The proposed revision involves increasing the fee going to the funeral homes taking on the indigent burials. The commission is expected to act on the recommendation at a later meeting.

Whenever any person dies in Dougherty County and the decedent’s family and immediate relatives are indigent and unable to provide for a decent interment, Dougherty County, through the (Georgia) Department of Family and Children Services (DFCS), will provide indigent burial assistance in the amount of $250. Section 36-12-5 of the Georgia Code applies to the legal authority and obligation on the part of the County in bearing interment expenses of the indigent, the current indigent burial policy in Dougherty County states.

The state has a system in place dictating that if the family or immediate kin are unable to provide for a decent interment, as determined by DFCS, the decedent is considered a pauper. Fowler said that, as it stands, four of Dougherty’s eight funeral homes are willing to take on pauper burials at the current fee.
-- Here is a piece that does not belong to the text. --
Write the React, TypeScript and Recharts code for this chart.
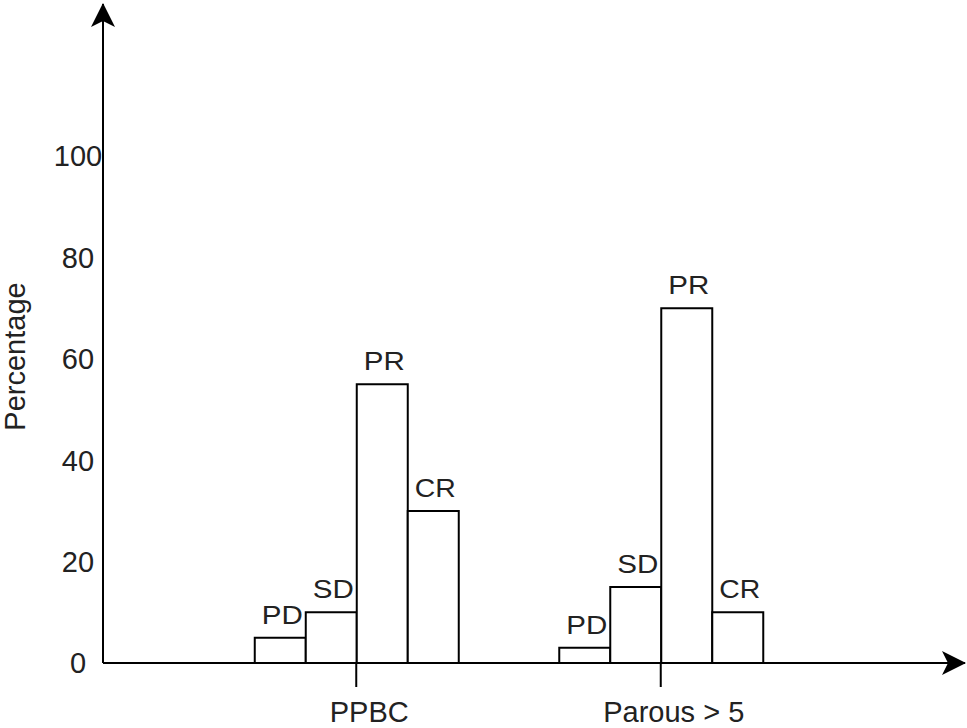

But he said that those funeral homes are dissatisfied with the amount they are receiving in regards to the costs they take on to provide the service, which in most cases is $2,915.
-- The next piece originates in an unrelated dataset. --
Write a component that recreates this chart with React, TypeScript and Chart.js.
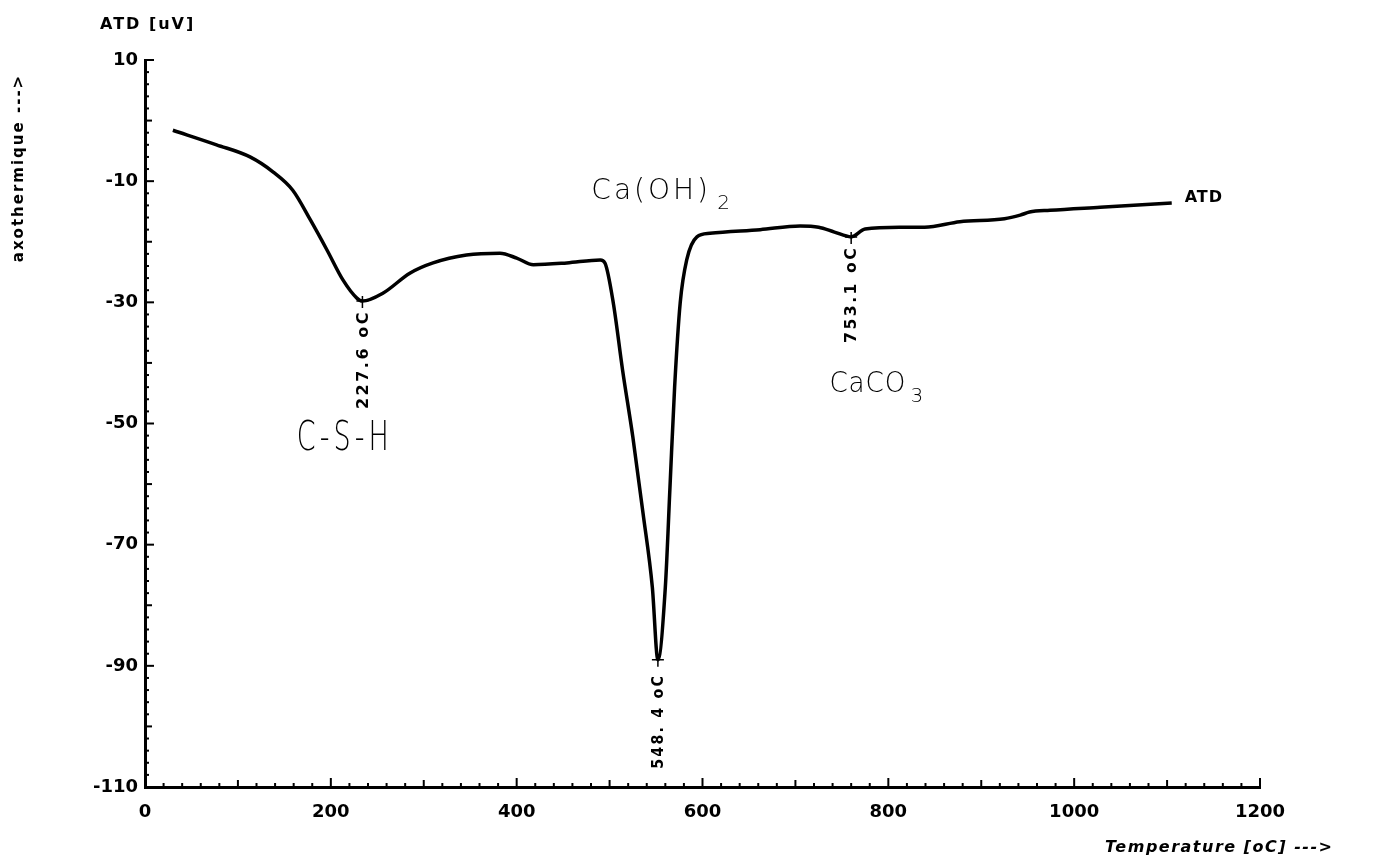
import React, { useEffect, useRef } from "react";
import { Chart, registerables } from "chart.js";

Chart.register(...registerables);

const temperatures = [30, 77, 113, 138, 159, 178, 196, 213, 228, 234, 256, 285, 310, 346, 382, 400, 418, 454, 490, 495, 504, 514, 525, 536, 546, 552, 560, 565, 570, 576, 583, 594, 608, 662, 705, 725, 742, 760, 775, 812, 839, 877, 925, 942, 952, 974, 1028, 1105];
const atdValues = [-1.6, -4, -6, -8.5, -11.5, -16.4, -21.4, -26.3, -29.3, -29.8, -28.5, -25.2, -23.5, -22.2, -21.9, -22.7, -23.8, -23.5, -23, -23.5, -30.1, -41.2, -52.2, -64.8, -77, -89, -77, -60.5, -44, -30.1, -23, -19.2, -18.6, -18, -17.4, -17.6, -18.4, -19.2, -17.9, -17.6, -17.6, -16.7, -16.2, -15.6, -15.1, -14.8, -14.3, -13.6];

const peakTemps = [234, 552, 760];
const peakValues = [-29.8, -89, -19.2];
const peakLabels = ["227.6 oC", "548. 4 oC", "753.1 oC"];

const noteTexts = ["C-S-H", "Ca(OH)", "CaCO"];
const noteSubs = ["", "2", "3"];
const noteTemps = [215, 546, 778];
const noteValues = [-52.7, -11.8, -43.6];

const xTickLabels = [0, 200, 400, 600, 800, 1000, 1200];
const yTickLabels = [10, -10, -30, -50, -70, -90, -110];

const plotFont = "'DejaVu Sans', sans-serif";
// style of the hand-written notes: font size, target width, letter spacing
const noteStyles = [
  { size: 40, width: 96, spacing: 6 },
  { size: 28, width: 122, spacing: 3 },
  { size: 28, width: 77, spacing: 1 },
];
// style of the peak labels: gap below the marker, max length
const peakStyles = [
  { gap: 9, len: 100 },
  { gap: 14, len: 95 },
  { gap: 9, len: 97 },
];

const decorPlugin = {
  id: "decor",
  afterDraw(chart: any) {
    const ctx = chart.ctx as CanvasRenderingContext2D;
    const xs = chart.scales.x;
    const ys = chart.scales.y;
    const area = chart.chartArea;
    ctx.save();
    ctx.strokeStyle = "#000";
    ctx.fillStyle = "#000";
    ctx.lineWidth = 2;
    for (let v = 0; v <= 1200; v += 20) {
      const px = xs.getPixelForValue(v);
      const len = v % 200 === 0 ? 9 : v % 100 === 0 ? 7 : 4;
      ctx.beginPath();
      ctx.moveTo(px, area.bottom);
      ctx.lineTo(px, area.bottom - len);
      ctx.stroke();
    }
    for (let v = -110; v <= 10; v += 2) {
      const py = ys.getPixelForValue(v);
      const len = (v + 110) % 20 === 0 ? 9 : (v + 110) % 10 === 0 ? 7 : 4;
      ctx.beginPath();
      ctx.moveTo(area.left, py);
      ctx.lineTo(area.left + len, py);
      ctx.stroke();
    }
    // peak markers and labels
    ctx.font = `bold 16px ${plotFont}`;
    (ctx as any).letterSpacing = "2.5px";
    peakTemps.forEach((t, i) => {
      const st = peakStyles[i];
      const px = xs.getPixelForValue(t);
      const py = ys.getPixelForValue(peakValues[i]);
      ctx.lineWidth = 1.5;
      ctx.beginPath();
      ctx.moveTo(px - 6, py);
      ctx.lineTo(px + 6, py);
      ctx.moveTo(px, py - 5);
      ctx.lineTo(px, py + 7);
      ctx.stroke();
      ctx.save();
      ctx.translate(px + 1, py + st.gap);
      ctx.rotate(-Math.PI / 2);
      ctx.textAlign = "right";
      ctx.textBaseline = "middle";
      ctx.fillText(peakLabels[i], 0, 0, st.len);
      ctx.restore();
    });
    // series label at end
    const lastX = xs.getPixelForValue(temperatures[temperatures.length - 1]);
    const lastY = ys.getPixelForValue(atdValues[atdValues.length - 1]);
    (ctx as any).letterSpacing = "1px";
    ctx.font = `bold 16px ${plotFont}`;
    ctx.textAlign = "left";
    ctx.textBaseline = "middle";
    ctx.fillText("ATD", lastX + 13, lastY - 5);
    // hand-written notes
    noteTexts.forEach((txt, i) => {
      const st = noteStyles[i];
      const px = xs.getPixelForValue(noteTemps[i]);
      const py = ys.getPixelForValue(noteValues[i]);
      (ctx as any).letterSpacing = `${st.spacing}px`;
      ctx.font = `200 ${st.size}px ${plotFont}`;
      const natural = ctx.measureText(txt).width;
      const sx = Math.min(1, st.width / natural);
      ctx.save();
      ctx.translate(px - st.width / 2, py);
      ctx.scale(sx, 1);
      ctx.textAlign = "left";
      ctx.textBaseline = "middle";
      ctx.fillText(txt, 0, 0);
      ctx.restore();
      const sub = noteSubs[i];
      if (sub) {
        ctx.font = `300 20px ${plotFont}`;
        ctx.textAlign = "left";
        ctx.textBaseline = "middle";
        ctx.fillText(sub, px + st.width / 2 + 4, py + 12);
      }
    });
    // axis titles
    (ctx as any).letterSpacing = "2px";
    ctx.font = `bold 16px ${plotFont}`;
    ctx.textAlign = "left";
    ctx.textBaseline = "middle";
    ctx.fillText("ATD [uV]", 100, 25);
    (ctx as any).letterSpacing = "1.5px";
    ctx.font = `italic bold 16px ${plotFont}`;
    ctx.fillText("Temperature [oC] --->", 1105, 848);
    ctx.save();
    ctx.translate(19, 168);
    ctx.rotate(-Math.PI / 2);
    ctx.textAlign = "center";
    (ctx as any).letterSpacing = "2px";
    ctx.font = `bold 15px ${plotFont}`;
    ctx.fillText("axothermique --->", 0, 0);
    ctx.restore();
    ctx.restore();
  },
};

export default function App() {
  const canvasRef = useRef<HTMLCanvasElement | null>(null);

  useEffect(() => {
    document.body.style.margin = "0";
    const canvas = canvasRef.current;
    if (!canvas) return;
    const chart = new Chart(canvas, {
      type: "line",
      data: {
        datasets: [
          {
            label: "ATD",
            data: temperatures.map((t, i) => ({ x: t, y: atdValues[i] })),
            borderColor: "#000",
            borderWidth: 3.5,
            pointRadius: 0,
            fill: false,
            cubicInterpolationMode: "monotone",
          },
        ],
      },
      options: {
        responsive: false,
        animation: false,
        events: [],
        layout: { padding: { left: 45, right: 114, top: 60, bottom: 37 } },
        plugins: { legend: { display: false }, tooltip: { enabled: false } },
        scales: {
          x: {
            type: "linear",
            min: 0,
            max: 1200,
            grid: { display: false, drawTicks: false },
            border: { display: true, color: "#000", width: 3 },
            afterBuildTicks: (scale: any) => {
              scale.ticks = xTickLabels.map((v) => ({ value: v }));
            },
            afterFit: (scale: any) => {
              scale.height = 40;
            },
            ticks: {
              padding: 15,
              color: "#000",
              font: { family: plotFont, size: 18, weight: "bold" },
              maxRotation: 0,
              autoSkip: false,
              callback: (v: any) => String(v),
            },
          },
          y: {
            type: "linear",
            min: -110,
            max: 10,
            grid: { display: false, drawTicks: false },
            border: { display: true, color: "#000", width: 3 },
            afterBuildTicks: (scale: any) => {
              scale.ticks = yTickLabels.map((v) => ({ value: v }));
            },
            afterFit: (scale: any) => {
              scale.width = 100;
            },
            ticks: {
              padding: 7,
              color: "#000",
              font: { family: plotFont, size: 18, weight: "bold" },
              autoSkip: false,
              callback: (v: any) => String(v),
            },
          },
        },
      },
      plugins: [decorPlugin],
    } as any);
    return () => chart.destroy();
  }, []);

  return (
    <div style={{ width: 1374, height: 864, background: "#fff" }}>
      <canvas ref={canvasRef} width={1374} height={864} />
    </div>
  );
}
He added that the $250 allotment has been in affect since at least 1963, and with the costs of funeral services rising, that amount no longer buys what it used to. The funeral homes are in fact so dissatisfied that they have threatened to discontinue the service, leaving virtually nobody to handle the remains of the indigent deceased.

“If the funeral homes don’t take it, (the remains) will decompose in the morgue,” Fowler said.

The coroner’s presentation led to a proposal to either increase the fee to $1,000 or consider allowing remains to be cremated at a cost of $500 with a mass burial at the end of the year, while still giving families the option of claiming the cremains.

“I think we need to increase these fees,” District 1 Commissioner Lamar Hudgins said. “I feel like we need to do something, and I feel like we have the money somewhere.”

Interim County Administrator Michael McCoy said the recommendation of the county’s staff is to go with the cremation option. The commission ultimately put forth a proposal to consider a $1,000 flat fee and allow the decision of whether to bury or cremate up to the families, or if the family is not involved, the county.

District 4 Commissioner Russell Gray asked about the number of cases in which a family cannot pay compared to those in which the family decides to abandon the deceased.

“I’d say it is about 60/40,” Fowler said.

Fowler said there were 13 indigent burials in the county last year and 10 to date this year.

The commission also heard:

— A recommendation to purchase one D6T XW–high track landfill package Caterpillar bulldozer for the county’s solid waste department from the state contract vendor Yancey Bros. in Albany in the amount of $478,772;

— A recommendation to accept the proposal for debris monitoring services and financial recovery services from Tetra Tech, with the initially proposed annual cap of $1 million removed;

— A recommendation to approve the county’s proposed alcoholic beverage license renewals for the 2019 calendar year;

— An annual update from the Georgia Forestry Commission.